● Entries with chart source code
+++++

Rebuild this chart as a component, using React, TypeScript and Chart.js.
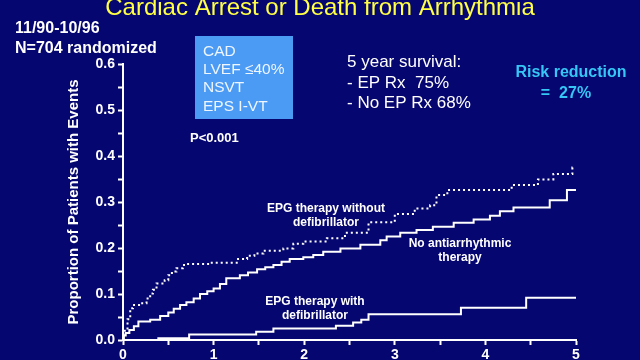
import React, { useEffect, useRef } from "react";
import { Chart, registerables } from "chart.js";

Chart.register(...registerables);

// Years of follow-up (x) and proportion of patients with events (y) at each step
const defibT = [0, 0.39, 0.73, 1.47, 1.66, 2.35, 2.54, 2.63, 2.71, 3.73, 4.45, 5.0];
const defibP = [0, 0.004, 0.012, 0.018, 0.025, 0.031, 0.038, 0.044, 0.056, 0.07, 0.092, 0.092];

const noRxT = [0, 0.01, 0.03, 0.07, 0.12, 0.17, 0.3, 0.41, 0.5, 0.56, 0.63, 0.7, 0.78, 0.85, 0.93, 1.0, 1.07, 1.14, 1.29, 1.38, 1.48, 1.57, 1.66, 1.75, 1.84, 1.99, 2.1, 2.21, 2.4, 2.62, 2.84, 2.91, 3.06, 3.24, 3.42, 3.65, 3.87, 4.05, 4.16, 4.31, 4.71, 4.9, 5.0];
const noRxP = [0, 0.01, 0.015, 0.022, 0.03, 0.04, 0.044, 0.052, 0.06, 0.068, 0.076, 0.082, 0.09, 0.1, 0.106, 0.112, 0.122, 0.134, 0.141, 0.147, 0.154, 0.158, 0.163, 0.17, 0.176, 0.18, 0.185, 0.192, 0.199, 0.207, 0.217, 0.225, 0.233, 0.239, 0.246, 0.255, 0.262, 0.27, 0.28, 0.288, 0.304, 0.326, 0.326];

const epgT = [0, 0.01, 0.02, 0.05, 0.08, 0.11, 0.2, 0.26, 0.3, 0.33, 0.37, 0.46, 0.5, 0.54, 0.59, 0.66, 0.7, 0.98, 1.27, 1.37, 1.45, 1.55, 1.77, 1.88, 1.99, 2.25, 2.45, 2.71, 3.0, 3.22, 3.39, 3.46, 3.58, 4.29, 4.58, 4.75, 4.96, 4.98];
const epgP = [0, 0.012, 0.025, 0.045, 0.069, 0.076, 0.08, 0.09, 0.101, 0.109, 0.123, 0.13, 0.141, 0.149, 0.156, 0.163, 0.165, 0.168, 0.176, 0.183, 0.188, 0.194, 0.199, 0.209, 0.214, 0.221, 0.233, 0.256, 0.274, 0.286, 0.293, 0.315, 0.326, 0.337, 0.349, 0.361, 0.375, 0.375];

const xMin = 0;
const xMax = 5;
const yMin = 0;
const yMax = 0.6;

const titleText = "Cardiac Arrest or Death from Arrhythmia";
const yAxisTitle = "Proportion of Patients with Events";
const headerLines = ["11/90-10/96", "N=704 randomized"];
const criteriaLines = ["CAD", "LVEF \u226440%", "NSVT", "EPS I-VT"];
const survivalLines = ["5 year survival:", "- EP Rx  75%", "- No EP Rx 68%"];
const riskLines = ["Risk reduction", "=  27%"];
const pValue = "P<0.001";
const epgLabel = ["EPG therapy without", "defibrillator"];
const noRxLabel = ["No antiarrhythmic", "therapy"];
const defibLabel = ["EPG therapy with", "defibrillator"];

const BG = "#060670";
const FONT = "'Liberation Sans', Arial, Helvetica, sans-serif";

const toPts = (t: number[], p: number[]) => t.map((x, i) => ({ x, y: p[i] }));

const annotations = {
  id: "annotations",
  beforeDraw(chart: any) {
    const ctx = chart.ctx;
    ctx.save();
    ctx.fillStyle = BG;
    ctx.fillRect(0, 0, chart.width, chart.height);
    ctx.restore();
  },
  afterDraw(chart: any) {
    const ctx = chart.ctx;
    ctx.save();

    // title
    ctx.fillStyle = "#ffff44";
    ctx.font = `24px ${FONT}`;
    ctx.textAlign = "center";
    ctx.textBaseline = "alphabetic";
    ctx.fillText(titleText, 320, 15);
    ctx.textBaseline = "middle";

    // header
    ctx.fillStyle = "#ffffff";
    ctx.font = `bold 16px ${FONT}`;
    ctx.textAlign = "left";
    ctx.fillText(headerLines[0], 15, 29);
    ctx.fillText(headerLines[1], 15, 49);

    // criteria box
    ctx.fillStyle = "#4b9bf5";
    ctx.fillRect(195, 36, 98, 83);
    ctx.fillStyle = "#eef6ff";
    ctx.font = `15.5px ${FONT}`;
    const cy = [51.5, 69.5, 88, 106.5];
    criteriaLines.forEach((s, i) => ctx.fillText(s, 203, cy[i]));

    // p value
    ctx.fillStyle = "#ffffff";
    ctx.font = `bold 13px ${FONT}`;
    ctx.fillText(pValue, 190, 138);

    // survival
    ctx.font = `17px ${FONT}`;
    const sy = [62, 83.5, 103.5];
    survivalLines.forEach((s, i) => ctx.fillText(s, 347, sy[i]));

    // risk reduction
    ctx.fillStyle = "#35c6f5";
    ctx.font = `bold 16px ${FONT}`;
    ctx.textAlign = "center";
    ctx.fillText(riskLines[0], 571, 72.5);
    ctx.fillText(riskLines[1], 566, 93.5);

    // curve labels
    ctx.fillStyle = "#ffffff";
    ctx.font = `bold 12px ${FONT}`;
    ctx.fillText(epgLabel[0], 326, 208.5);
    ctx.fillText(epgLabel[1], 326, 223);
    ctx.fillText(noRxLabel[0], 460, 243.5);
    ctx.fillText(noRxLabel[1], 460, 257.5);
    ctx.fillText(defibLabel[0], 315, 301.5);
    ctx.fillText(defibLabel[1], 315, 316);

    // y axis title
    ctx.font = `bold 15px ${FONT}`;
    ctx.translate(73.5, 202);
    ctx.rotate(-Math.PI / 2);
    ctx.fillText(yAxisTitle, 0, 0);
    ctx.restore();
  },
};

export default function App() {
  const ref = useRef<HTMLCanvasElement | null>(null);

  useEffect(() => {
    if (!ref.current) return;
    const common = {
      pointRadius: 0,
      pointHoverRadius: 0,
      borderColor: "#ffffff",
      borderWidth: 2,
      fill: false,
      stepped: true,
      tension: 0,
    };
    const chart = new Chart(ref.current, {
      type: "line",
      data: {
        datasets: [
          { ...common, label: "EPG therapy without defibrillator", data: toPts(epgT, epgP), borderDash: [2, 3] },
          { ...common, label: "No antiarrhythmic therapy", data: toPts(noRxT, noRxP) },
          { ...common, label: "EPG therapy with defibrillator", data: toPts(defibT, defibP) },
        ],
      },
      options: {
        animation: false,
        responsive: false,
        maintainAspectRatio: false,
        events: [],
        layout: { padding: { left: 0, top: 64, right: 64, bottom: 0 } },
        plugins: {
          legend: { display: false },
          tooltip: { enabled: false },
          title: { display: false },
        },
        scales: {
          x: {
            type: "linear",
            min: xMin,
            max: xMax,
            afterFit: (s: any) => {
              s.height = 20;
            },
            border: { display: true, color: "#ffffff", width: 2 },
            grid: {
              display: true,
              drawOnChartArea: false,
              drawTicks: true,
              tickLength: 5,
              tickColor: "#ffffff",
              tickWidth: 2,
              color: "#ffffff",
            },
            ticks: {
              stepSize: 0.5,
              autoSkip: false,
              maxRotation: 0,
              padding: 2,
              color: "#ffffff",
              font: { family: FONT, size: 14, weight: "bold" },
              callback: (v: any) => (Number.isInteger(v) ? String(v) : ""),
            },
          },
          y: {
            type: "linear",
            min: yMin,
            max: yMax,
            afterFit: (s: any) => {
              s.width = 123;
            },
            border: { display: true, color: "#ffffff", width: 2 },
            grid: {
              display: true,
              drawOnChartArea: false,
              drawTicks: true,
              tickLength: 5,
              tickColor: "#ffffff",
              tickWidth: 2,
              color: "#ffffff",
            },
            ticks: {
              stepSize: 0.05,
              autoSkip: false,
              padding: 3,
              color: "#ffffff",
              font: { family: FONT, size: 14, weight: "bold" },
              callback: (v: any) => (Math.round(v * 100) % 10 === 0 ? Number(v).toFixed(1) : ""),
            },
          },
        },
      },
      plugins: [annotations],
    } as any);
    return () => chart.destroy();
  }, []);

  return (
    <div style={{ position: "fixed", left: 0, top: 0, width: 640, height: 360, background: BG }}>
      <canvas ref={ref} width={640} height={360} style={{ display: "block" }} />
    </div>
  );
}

+++++

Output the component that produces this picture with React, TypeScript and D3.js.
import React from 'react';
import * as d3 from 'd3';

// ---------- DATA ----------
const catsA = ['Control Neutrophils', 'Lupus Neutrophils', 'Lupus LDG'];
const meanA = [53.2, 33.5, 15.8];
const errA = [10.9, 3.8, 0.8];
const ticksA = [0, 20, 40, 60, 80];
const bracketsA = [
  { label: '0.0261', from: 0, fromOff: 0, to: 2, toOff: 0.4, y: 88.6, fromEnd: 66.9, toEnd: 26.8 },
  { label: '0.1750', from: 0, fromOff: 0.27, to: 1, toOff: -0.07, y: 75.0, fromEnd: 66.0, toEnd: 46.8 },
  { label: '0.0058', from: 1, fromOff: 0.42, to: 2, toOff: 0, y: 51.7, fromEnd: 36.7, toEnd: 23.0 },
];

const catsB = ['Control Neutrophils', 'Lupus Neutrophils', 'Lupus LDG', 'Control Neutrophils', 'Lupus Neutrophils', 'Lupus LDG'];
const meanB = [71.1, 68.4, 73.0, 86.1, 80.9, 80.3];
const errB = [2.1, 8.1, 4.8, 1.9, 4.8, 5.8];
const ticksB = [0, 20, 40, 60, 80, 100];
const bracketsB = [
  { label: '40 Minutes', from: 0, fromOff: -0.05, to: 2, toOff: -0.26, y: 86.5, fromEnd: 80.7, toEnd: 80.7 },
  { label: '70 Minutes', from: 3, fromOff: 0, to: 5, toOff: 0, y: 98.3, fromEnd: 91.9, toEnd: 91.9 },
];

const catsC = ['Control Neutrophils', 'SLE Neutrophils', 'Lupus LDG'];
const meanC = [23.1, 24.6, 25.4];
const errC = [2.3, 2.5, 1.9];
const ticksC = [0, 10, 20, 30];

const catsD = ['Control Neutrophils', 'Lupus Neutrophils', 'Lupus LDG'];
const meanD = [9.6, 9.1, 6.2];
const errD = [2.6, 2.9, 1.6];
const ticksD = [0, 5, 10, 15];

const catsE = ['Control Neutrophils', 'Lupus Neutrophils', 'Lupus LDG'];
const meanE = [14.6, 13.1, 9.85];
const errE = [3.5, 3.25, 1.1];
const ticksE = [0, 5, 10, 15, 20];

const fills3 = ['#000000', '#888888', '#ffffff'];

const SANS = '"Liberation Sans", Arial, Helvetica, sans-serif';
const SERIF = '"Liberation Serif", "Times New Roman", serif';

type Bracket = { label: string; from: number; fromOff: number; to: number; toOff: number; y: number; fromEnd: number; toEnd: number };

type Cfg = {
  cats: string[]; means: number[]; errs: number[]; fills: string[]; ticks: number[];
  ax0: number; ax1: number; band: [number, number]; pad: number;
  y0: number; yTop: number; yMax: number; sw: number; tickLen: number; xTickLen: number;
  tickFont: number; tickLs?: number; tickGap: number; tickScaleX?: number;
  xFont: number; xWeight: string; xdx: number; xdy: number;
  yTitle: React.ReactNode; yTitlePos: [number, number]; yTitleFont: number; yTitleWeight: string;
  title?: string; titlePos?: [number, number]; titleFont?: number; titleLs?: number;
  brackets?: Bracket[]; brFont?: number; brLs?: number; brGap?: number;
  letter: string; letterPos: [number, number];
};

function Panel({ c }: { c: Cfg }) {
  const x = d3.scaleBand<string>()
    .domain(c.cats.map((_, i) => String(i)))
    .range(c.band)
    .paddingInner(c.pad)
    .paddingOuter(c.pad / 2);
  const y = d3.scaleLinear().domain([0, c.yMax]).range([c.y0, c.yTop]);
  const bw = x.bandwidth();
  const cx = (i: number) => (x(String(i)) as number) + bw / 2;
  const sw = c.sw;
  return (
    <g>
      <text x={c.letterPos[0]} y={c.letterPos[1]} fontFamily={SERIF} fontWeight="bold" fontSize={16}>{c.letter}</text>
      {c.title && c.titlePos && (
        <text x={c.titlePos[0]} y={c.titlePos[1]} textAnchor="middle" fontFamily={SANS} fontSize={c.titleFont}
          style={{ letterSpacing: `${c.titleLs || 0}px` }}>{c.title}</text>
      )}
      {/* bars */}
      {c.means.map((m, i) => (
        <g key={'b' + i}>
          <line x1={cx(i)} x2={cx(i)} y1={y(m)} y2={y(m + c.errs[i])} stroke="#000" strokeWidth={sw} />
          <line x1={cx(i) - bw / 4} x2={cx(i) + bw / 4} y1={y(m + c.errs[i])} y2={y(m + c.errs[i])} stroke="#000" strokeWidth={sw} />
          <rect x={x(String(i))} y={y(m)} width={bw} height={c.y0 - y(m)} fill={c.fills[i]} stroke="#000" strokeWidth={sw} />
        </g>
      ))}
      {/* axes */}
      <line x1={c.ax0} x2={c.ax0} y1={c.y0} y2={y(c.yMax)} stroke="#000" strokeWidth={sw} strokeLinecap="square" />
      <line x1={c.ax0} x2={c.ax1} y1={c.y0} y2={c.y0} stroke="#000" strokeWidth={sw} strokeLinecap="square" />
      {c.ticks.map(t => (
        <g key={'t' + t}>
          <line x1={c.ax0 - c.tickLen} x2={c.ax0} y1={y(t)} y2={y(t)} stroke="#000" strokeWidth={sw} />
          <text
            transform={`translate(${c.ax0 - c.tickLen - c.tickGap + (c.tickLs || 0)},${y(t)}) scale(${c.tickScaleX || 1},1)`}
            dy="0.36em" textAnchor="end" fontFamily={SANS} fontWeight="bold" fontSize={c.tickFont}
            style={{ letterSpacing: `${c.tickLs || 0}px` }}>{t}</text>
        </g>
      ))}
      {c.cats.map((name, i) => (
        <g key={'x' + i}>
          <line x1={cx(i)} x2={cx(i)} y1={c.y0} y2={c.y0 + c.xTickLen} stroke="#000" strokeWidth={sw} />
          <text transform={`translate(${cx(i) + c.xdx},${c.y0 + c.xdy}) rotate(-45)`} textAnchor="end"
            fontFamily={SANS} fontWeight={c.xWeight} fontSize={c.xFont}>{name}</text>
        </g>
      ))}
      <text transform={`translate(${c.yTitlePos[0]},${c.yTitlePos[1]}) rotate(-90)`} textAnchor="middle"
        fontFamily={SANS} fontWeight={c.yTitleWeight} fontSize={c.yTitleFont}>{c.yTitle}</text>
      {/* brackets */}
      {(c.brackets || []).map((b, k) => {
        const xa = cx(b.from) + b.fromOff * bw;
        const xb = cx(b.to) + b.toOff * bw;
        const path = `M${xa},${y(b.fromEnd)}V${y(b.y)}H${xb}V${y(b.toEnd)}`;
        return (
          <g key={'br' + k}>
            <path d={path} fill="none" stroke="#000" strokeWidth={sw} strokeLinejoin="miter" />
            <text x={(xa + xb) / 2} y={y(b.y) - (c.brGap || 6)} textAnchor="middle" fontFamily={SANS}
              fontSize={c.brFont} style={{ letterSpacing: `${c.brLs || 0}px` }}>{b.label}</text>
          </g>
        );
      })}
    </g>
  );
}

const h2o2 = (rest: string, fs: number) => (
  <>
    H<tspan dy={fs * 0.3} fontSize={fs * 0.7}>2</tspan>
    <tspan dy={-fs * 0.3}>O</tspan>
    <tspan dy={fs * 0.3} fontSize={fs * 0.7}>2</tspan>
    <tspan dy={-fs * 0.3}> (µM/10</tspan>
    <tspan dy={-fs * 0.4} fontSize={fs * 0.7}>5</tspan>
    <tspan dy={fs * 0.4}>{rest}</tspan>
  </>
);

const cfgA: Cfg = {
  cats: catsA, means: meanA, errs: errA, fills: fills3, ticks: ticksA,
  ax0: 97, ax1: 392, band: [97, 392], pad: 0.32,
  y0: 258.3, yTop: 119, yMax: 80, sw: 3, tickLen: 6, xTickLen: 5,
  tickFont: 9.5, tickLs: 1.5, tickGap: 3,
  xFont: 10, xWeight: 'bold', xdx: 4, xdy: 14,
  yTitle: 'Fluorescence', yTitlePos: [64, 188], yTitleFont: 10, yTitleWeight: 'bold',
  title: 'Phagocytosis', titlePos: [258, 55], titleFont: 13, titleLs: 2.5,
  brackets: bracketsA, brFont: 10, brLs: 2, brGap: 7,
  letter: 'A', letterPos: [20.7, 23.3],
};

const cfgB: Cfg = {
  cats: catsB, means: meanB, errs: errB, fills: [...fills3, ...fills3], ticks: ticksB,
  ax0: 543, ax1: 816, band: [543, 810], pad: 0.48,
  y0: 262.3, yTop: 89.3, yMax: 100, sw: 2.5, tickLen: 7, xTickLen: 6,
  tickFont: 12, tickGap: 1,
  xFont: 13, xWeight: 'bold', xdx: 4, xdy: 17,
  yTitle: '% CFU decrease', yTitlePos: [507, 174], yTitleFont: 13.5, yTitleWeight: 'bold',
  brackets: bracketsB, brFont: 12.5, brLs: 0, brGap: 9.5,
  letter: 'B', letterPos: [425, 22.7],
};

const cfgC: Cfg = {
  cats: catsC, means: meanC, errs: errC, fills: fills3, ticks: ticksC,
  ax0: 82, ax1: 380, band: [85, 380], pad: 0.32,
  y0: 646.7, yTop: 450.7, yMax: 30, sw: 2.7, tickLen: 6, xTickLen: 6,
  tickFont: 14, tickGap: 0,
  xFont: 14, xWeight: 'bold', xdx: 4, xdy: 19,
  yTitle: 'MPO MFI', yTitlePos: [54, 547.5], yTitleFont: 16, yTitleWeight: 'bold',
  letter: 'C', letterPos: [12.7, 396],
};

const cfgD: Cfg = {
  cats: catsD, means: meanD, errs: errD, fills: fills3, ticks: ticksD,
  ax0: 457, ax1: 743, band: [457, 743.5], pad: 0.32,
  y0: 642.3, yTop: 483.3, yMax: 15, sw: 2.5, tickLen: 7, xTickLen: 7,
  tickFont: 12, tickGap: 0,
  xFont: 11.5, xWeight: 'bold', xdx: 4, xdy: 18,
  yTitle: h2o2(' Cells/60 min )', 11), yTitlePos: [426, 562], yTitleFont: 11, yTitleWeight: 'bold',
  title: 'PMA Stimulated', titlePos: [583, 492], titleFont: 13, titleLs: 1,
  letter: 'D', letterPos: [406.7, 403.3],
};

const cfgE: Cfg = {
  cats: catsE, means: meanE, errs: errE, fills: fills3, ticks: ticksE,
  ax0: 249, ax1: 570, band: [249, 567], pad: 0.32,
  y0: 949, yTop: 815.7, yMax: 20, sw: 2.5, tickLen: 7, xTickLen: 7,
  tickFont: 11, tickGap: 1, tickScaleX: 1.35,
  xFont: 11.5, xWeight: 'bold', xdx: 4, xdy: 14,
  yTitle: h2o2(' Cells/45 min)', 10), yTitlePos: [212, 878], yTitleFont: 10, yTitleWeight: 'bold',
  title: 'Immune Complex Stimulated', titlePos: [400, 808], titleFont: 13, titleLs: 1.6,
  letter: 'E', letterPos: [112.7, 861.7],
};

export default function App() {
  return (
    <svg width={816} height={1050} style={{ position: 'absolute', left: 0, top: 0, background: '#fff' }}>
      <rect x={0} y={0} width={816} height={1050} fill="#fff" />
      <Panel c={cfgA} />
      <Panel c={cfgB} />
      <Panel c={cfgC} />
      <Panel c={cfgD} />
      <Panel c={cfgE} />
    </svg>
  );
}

+++++

● Work to do
Restate word for word the part that opens with the line containing "Rebuild this chart" and closes with the line containing "Chart.register(...registerables);", both ends included, and nothing else. Omit any images.

● Answer
Rebuild this chart as a component, using React, TypeScript and Chart.js.
import React, { useEffect, useRef } from "react";
import { Chart, registerables } from "chart.js";

Chart.register(...registerables);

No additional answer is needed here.